RECORDS SUPPLIED:
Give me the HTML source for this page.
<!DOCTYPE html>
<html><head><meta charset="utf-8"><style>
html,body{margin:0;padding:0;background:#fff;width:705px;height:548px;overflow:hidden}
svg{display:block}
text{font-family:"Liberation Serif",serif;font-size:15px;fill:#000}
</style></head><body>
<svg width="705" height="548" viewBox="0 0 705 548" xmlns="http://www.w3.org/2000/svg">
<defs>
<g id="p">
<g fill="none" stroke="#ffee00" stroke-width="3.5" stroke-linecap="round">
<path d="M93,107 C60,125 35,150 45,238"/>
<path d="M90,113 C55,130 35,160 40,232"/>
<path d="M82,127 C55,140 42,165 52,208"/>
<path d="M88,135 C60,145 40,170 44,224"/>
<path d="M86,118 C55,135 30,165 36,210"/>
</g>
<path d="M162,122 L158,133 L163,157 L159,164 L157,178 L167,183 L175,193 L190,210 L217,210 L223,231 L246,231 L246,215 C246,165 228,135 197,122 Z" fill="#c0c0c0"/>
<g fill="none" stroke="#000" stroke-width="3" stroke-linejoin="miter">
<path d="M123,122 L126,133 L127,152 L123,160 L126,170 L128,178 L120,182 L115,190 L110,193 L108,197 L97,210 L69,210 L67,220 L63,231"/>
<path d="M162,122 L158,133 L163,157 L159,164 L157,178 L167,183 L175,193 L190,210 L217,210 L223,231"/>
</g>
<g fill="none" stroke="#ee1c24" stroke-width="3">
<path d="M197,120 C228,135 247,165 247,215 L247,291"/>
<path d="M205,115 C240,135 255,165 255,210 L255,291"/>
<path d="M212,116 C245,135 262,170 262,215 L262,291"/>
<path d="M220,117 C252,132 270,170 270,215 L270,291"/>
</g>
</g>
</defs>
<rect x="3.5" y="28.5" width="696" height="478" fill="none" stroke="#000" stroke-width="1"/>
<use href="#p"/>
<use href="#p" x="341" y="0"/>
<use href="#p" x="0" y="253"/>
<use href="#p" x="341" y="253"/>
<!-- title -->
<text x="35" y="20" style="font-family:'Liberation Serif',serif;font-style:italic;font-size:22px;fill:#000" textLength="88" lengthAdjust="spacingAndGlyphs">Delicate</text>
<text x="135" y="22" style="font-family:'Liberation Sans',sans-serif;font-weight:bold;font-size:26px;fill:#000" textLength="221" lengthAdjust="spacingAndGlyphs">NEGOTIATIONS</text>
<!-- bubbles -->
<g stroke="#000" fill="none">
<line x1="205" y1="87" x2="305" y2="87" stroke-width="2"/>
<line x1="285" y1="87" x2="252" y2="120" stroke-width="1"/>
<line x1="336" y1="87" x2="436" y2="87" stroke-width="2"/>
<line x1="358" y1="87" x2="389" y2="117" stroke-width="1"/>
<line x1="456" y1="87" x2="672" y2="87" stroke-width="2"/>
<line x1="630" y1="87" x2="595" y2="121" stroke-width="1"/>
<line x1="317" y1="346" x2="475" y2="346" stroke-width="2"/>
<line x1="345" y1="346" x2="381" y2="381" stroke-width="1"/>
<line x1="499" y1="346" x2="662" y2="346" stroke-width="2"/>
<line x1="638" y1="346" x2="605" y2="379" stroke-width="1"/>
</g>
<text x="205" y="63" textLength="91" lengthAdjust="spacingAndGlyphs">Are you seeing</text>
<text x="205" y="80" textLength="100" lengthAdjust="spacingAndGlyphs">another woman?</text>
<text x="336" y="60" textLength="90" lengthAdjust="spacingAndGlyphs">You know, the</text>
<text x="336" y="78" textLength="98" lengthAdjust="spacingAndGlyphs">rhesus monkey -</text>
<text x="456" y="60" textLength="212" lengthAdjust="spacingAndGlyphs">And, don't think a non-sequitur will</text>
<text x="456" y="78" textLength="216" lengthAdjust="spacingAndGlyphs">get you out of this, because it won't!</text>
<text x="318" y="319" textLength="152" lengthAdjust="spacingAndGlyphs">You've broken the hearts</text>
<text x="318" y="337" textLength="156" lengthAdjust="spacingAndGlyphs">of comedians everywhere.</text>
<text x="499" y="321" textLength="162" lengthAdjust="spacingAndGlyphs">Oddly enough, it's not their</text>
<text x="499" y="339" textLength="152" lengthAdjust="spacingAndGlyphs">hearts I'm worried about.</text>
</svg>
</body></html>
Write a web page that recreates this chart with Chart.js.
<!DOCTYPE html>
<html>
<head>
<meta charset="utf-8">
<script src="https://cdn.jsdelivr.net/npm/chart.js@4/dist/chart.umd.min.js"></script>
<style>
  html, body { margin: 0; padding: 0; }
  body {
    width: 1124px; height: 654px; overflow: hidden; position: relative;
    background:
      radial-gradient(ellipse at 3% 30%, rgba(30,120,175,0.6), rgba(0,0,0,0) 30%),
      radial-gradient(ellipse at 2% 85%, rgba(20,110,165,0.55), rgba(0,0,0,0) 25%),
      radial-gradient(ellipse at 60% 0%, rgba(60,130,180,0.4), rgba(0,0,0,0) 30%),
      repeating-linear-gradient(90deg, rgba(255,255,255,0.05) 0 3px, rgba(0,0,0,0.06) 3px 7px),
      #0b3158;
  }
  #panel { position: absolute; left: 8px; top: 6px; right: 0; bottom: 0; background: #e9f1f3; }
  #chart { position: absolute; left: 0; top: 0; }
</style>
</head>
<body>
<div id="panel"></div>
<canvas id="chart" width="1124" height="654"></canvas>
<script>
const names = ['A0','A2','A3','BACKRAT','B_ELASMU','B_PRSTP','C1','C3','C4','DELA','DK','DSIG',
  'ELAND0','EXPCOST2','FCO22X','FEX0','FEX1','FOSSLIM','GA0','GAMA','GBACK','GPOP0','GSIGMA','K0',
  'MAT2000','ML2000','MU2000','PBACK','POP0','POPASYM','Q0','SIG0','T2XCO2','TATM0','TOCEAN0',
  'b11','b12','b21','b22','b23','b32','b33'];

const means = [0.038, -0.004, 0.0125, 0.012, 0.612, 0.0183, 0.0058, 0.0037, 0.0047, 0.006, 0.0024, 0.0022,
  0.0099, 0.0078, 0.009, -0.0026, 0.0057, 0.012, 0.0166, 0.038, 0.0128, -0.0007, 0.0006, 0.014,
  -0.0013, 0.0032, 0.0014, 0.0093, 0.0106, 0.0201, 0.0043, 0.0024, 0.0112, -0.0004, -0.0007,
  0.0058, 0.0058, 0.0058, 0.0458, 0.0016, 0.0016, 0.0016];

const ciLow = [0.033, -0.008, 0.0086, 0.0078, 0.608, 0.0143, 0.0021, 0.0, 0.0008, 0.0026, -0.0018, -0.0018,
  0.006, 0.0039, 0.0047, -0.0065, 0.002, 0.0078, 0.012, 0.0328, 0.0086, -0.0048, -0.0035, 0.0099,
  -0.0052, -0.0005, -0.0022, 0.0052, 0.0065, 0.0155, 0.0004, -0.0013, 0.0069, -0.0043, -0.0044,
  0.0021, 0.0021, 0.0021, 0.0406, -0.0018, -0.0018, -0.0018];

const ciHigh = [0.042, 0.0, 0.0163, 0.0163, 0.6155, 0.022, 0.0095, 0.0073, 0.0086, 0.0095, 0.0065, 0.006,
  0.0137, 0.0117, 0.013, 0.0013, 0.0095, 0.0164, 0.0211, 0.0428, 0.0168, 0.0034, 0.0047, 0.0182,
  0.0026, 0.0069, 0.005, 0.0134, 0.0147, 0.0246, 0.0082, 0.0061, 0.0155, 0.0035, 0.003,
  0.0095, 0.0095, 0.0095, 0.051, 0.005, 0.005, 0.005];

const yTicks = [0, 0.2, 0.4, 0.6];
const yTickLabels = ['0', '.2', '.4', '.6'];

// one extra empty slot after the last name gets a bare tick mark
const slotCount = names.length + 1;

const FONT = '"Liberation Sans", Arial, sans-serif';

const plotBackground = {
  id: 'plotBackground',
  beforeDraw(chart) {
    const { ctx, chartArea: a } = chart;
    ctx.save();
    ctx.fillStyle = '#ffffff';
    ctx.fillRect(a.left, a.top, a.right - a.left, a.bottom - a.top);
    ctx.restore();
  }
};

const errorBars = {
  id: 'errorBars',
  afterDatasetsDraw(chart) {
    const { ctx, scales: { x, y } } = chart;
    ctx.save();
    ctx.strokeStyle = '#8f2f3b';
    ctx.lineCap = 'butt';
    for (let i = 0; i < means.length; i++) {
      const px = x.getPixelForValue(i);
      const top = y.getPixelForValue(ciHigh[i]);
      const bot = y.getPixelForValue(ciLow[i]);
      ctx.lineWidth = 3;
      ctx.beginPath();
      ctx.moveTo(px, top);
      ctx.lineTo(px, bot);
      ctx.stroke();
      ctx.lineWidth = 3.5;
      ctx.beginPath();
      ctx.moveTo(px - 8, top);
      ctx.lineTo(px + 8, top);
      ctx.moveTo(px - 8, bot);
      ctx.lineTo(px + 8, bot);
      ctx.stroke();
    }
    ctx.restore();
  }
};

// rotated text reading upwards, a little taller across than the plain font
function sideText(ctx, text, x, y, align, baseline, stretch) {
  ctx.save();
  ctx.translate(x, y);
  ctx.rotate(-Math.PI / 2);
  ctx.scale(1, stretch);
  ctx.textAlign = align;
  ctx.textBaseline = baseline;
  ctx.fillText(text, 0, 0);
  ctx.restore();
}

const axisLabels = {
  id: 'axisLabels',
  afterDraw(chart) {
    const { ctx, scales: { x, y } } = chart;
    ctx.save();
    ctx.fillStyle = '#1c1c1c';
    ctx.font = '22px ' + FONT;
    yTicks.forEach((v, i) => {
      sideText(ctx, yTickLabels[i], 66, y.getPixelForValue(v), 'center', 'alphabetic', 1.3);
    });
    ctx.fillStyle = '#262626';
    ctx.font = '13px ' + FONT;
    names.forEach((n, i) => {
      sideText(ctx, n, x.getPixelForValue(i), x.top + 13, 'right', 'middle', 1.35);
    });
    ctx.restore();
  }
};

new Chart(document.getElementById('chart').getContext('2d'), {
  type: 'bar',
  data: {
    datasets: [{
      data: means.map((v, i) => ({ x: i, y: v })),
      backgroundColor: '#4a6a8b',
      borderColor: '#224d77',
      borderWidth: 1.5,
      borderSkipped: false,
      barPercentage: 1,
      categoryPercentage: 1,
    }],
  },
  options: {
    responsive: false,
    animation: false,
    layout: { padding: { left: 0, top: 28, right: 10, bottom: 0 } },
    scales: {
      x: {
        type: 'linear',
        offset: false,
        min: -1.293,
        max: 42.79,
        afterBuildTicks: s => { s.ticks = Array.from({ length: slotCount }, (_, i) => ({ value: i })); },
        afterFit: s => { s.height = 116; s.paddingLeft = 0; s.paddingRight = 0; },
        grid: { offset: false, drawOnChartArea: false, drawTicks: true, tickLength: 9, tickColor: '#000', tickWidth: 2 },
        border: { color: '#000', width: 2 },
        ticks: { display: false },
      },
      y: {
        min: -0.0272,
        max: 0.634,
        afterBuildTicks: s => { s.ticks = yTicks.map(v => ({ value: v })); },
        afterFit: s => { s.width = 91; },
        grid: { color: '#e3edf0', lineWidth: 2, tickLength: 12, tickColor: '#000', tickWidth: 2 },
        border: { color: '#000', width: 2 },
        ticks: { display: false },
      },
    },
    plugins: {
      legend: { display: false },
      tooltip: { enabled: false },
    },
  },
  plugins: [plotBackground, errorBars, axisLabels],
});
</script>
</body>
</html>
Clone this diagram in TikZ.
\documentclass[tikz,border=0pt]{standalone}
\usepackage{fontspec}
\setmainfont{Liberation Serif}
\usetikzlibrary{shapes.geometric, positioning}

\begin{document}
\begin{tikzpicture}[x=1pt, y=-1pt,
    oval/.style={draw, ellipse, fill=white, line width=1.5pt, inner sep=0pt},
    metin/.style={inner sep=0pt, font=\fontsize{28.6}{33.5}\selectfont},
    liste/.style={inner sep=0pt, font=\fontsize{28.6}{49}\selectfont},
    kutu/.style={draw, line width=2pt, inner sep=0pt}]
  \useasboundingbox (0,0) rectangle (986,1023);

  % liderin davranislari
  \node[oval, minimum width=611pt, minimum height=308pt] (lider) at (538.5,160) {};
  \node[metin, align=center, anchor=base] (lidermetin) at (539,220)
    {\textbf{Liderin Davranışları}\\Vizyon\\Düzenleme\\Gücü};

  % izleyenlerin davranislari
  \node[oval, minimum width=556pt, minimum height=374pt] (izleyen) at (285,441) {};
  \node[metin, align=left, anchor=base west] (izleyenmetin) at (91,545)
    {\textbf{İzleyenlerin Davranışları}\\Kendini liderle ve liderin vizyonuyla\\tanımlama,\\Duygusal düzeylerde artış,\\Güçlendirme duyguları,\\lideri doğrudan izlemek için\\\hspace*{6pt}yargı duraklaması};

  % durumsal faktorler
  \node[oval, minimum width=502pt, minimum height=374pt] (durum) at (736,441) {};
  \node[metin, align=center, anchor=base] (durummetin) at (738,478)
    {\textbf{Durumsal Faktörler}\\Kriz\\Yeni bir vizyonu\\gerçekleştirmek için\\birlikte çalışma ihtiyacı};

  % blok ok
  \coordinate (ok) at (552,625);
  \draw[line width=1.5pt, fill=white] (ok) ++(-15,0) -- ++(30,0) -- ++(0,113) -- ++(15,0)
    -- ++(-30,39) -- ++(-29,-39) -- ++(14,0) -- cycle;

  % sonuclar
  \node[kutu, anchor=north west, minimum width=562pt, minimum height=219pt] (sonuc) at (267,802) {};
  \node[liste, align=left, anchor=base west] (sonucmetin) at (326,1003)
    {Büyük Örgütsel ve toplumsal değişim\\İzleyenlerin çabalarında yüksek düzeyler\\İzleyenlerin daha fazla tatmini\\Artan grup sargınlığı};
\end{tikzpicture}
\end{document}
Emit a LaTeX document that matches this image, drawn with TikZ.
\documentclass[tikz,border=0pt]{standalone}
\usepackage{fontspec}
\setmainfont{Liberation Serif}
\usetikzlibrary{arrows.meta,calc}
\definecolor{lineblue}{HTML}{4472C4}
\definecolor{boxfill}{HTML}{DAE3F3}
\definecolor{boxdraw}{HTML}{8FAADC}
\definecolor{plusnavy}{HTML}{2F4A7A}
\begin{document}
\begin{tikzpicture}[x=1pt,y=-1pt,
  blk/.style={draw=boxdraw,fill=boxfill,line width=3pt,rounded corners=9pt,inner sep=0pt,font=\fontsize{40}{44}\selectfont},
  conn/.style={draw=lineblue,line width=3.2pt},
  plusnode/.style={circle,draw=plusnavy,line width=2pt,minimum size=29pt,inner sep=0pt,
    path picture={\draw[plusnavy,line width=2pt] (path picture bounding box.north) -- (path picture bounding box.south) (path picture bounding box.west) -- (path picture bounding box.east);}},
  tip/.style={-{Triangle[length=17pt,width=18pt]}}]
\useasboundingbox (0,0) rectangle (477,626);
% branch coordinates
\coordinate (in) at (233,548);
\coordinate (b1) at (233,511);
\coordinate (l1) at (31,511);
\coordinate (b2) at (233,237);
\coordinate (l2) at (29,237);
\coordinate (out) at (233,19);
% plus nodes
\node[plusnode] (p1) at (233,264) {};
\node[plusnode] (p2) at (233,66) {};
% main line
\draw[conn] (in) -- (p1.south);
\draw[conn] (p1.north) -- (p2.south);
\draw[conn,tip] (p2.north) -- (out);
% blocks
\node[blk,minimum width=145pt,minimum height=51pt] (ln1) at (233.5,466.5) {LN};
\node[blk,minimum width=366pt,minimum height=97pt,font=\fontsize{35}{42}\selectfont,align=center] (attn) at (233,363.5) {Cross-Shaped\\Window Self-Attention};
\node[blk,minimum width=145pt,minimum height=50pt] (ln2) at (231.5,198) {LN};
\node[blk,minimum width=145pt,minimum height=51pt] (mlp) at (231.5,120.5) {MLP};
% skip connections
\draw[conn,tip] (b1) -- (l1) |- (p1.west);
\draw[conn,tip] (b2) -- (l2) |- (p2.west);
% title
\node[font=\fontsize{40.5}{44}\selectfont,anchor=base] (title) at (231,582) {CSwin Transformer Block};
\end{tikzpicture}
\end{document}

EXERCISE AIM: How many lines in these entries contain the string "with"? State the number and nothing more.

SOLUTION FOR THIS PROBLEM: 2